Finding Your Signature Color
Your choice of color says a lot. A deep navy like Iroshizuku Shin-Kai feels professional but "not a lawyer." A vibrant orange like Apache Sunset shows creativity. I knew a professor who graded everything in a specific shade of teal because he found red too aggressive for students' morale. You get to curate your visual identity in a way that’s impossible with a Bic.
Practical Next Steps for Your Journey
Don't get overwhelmed by the forums and the collectors who own 500 pens. You only need one good one to start. If you’re ready to move beyond the disposable life, follow this roadmap.
- Buy a starter pen with a converter. A converter is a small, refillable pump that replaces the cartridge. This allows you to use any fluid you want.

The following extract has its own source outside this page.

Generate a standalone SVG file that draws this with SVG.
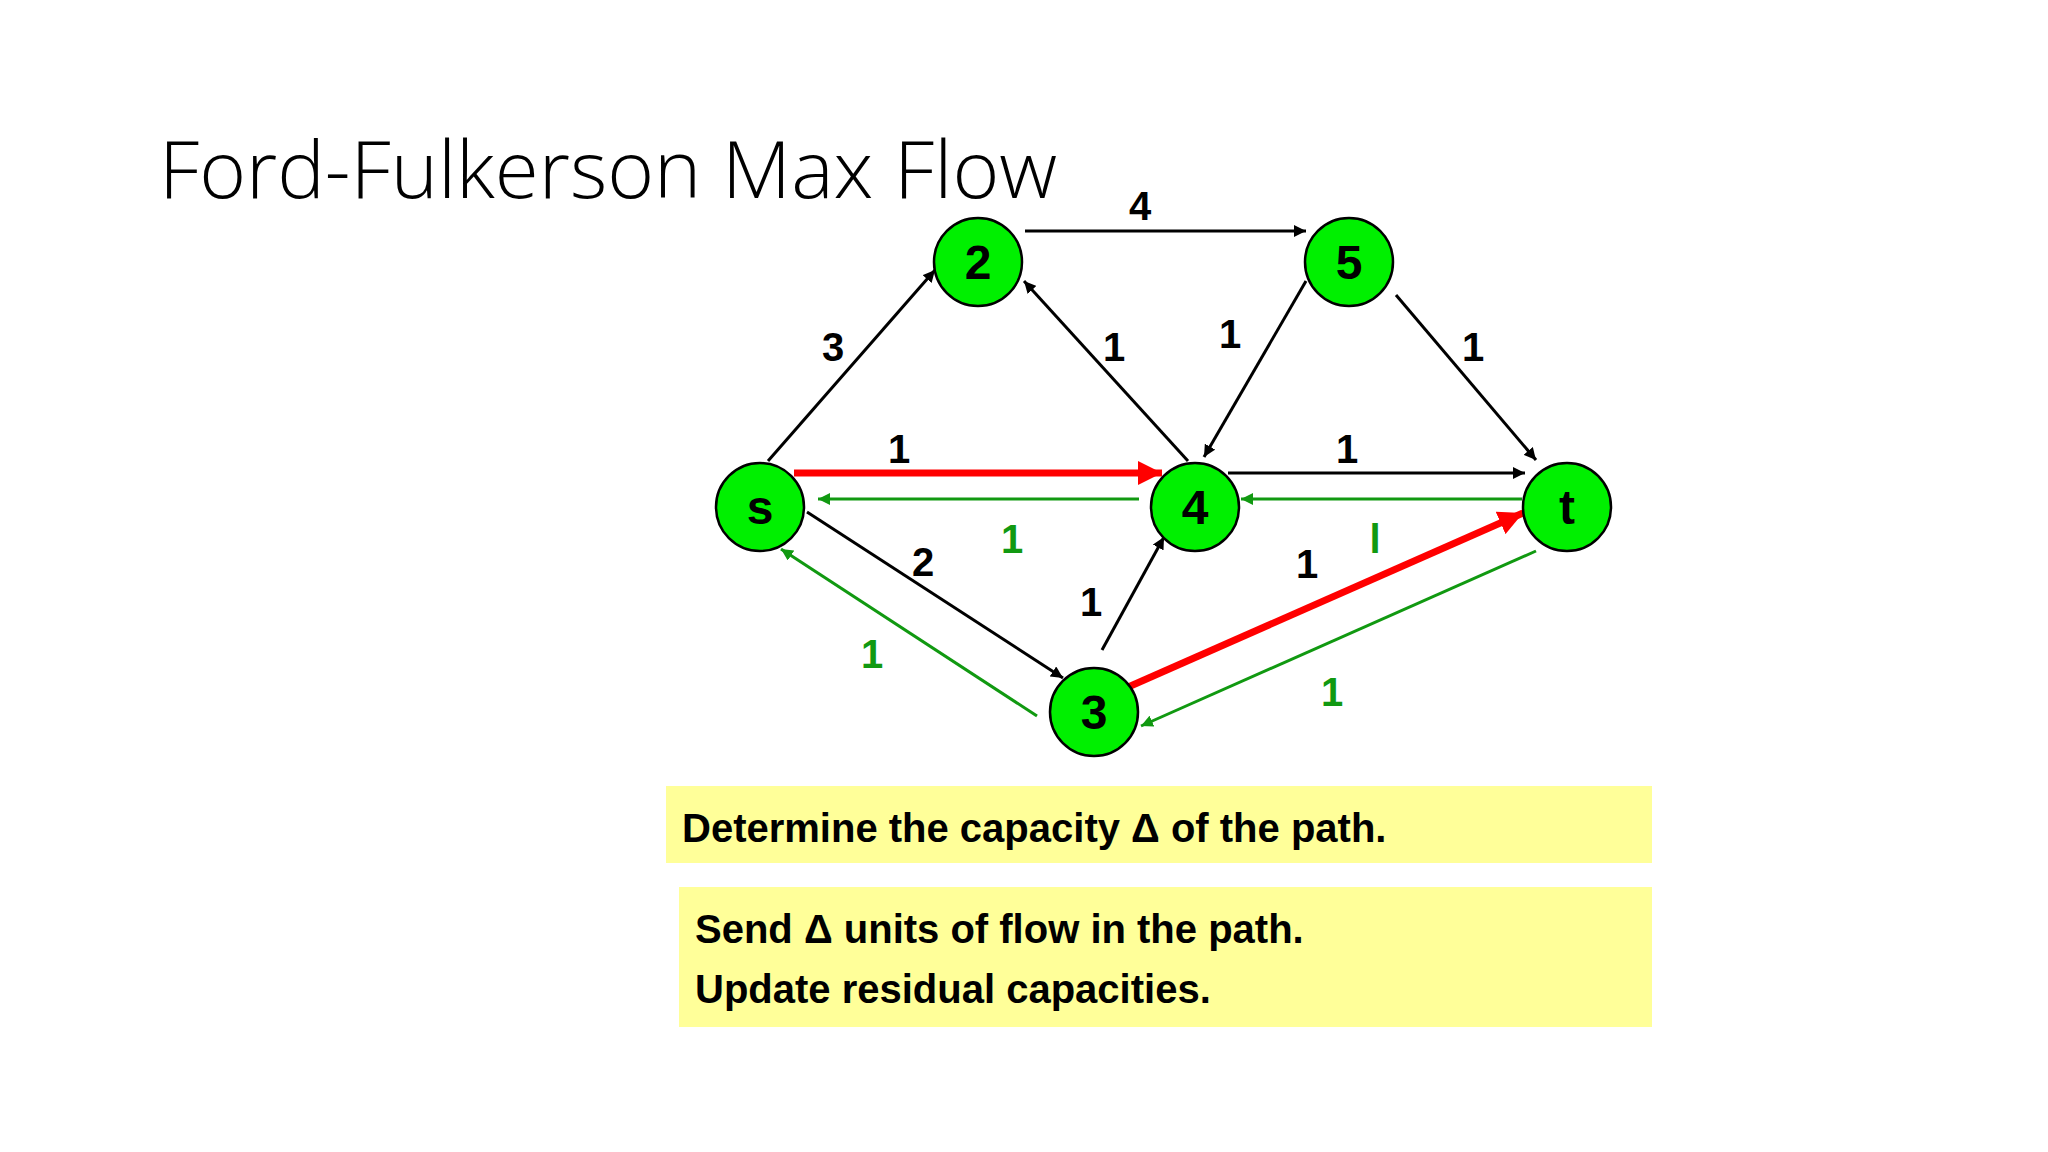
<svg xmlns="http://www.w3.org/2000/svg" width="2048" height="1152" viewBox="0 0 2048 1152">
<style>
.node circle{fill:#00f000;stroke:#000;stroke-width:2.5}
.node text{font-family:"Liberation Sans",Arial,sans-serif;font-weight:bold;font-size:48px;text-anchor:middle;dominant-baseline:central;fill:#000}
.lbl{font-family:"Liberation Sans",Arial,sans-serif;font-weight:bold;font-size:40px;text-anchor:middle;dominant-baseline:central}
.k{stroke:#000;stroke-width:3;fill:none;marker-end:url(#ak)}
.g{stroke:#119911;stroke-width:3;fill:none;marker-end:url(#ag)}
.r{stroke:#ff0000;stroke-width:7;fill:none;marker-end:url(#ar)}
.box{fill:#ffff99}
.bt{font-family:"Liberation Sans",Arial,sans-serif;font-weight:bold;font-size:40px;fill:#000}
</style>
<defs>
<marker id="ak" viewBox="0 0 10 10" refX="10" refY="5" markerWidth="4" markerHeight="4" orient="auto"><path d="M0,0L10,5L0,10z" fill="#000"/></marker>
<marker id="ag" viewBox="0 0 10 10" refX="10" refY="5" markerWidth="4" markerHeight="4" orient="auto"><path d="M0,0L10,5L0,10z" fill="#119911"/></marker>
<marker id="ar" viewBox="0 0 10 10" refX="10" refY="5" markerWidth="3.5" markerHeight="3.5" orient="auto"><path d="M0,0L10,5L0,10z" fill="#ff0000"/></marker>
</defs>
<rect width="2048" height="1152" fill="#fff"/>
<text x="159" y="198" font-family="'Open Sans','Noto Sans',sans-serif" font-weight="300" font-size="80" fill="#000">Ford-Fulkerson Max Flow</text>
<g id="connectors">
<line class="k" x1="1025" y1="231" x2="1306" y2="231"/>
<line class="k" x1="768" y1="461" x2="935" y2="270"/>
<line class="k" x1="1188" y1="461" x2="1024" y2="281"/>
<line class="k" x1="1306" y1="281" x2="1204" y2="457"/>
<line class="k" x1="1396" y1="295" x2="1536" y2="460"/>
<line class="r" x1="794" y1="473" x2="1162" y2="473"/>
<line class="g" x1="1139" y1="499" x2="818" y2="499"/>
<line class="k" x1="1228" y1="473" x2="1525" y2="473"/>
<line class="g" x1="1522" y1="499" x2="1241" y2="499"/>
<line class="k" x1="807" y1="512" x2="1063" y2="678"/>
<line class="g" x1="1037" y1="716" x2="781" y2="549"/>
<line class="k" x1="1102" y1="650" x2="1164" y2="537"/>
<line class="r" x1="1126" y1="688" x2="1523" y2="513"/>
<line class="g" x1="1536" y1="551" x2="1141" y2="726"/>
<text class="lbl" x="1140" y="206">4</text>
<text class="lbl" x="833" y="347">3</text>
<text class="lbl" x="1114" y="347">1</text>
<text class="lbl" x="1230" y="334">1</text>
<text class="lbl" x="1473" y="347">1</text>
<text class="lbl" x="899" y="449">1</text>
<text class="lbl" x="1012" y="539" fill="#119911">1</text>
<text class="lbl" x="1347" y="449">1</text>
<text class="lbl" x="1375" y="539" fill="#119911">l</text>
<text class="lbl" x="923" y="562">2</text>
<text class="lbl" x="872" y="654" fill="#119911">1</text>
<text class="lbl" x="1091" y="602">1</text>
<text class="lbl" x="1307" y="564">1</text>
<text class="lbl" x="1332" y="692" fill="#119911">1</text>
</g>
<g id="n-s" class="node"><circle cx="760" cy="507" r="44"/><text x="760" y="507">s</text></g>
<g id="n-2" class="node"><circle cx="978" cy="262" r="44"/><text x="978" y="262">2</text></g>
<g id="n-5" class="node"><circle cx="1349" cy="262" r="44"/><text x="1349" y="262">5</text></g>
<g id="n-4" class="node"><circle cx="1195" cy="507" r="44"/><text x="1195" y="507">4</text></g>
<g id="n-t" class="node"><circle cx="1567" cy="507" r="44"/><text x="1567" y="507">t</text></g>
<g id="n-3" class="node"><circle cx="1094" cy="712" r="44"/><text x="1094" y="712">3</text></g>
<g id="box1"><rect class="box" x="666" y="786" width="986" height="77"/><text class="bt" x="682" y="842">Determine the capacity Δ of the path.</text></g>
<g id="box2"><rect class="box" x="679" y="887" width="973" height="140"/><text class="bt" x="695" y="943">Send Δ units of flow in the path.</text><text class="bt" x="695" y="1003">Update residual capacities.</text></g>
</svg>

- Pick one bottle of "safe" ink. Stick with established brands like Waterman, Parker, or Pilot for your first bottle. They’re chemically stable and easy to clean.
- Get a fountain-pen-friendly notepad. Look for paper that’s at least 80gsm (grams per square meter) and has a smooth finish.
- Practice your grip. Hold the pen at a 45-degree angle to the paper. Don't rotate it; the top of the nib should always point at the ceiling.
- Commit to one week. Use only your new setup for all your writing for seven days. By day four, the muscle memory will kick in, and you’ll find it hard to go back to "regular" pens.
Your handwriting will probably be a mess for the first hour. That’s fine. Your hand is un-learning twenty years of bad habits. Focus on keeping a light touch. Let the liquid do the work. Eventually, you’ll find that you’re writing longer, thinking more clearly, and actually looking forward to your morning to-do list. It’s a small change, but in a world that’s increasingly automated and ephemeral, holding a heavy pen filled with real pigment feels like a necessary act of rebellion.
Invest in tools that last a lifetime. Stop buying things that are designed to be thrown away. Your desk—and your brain—will thank you.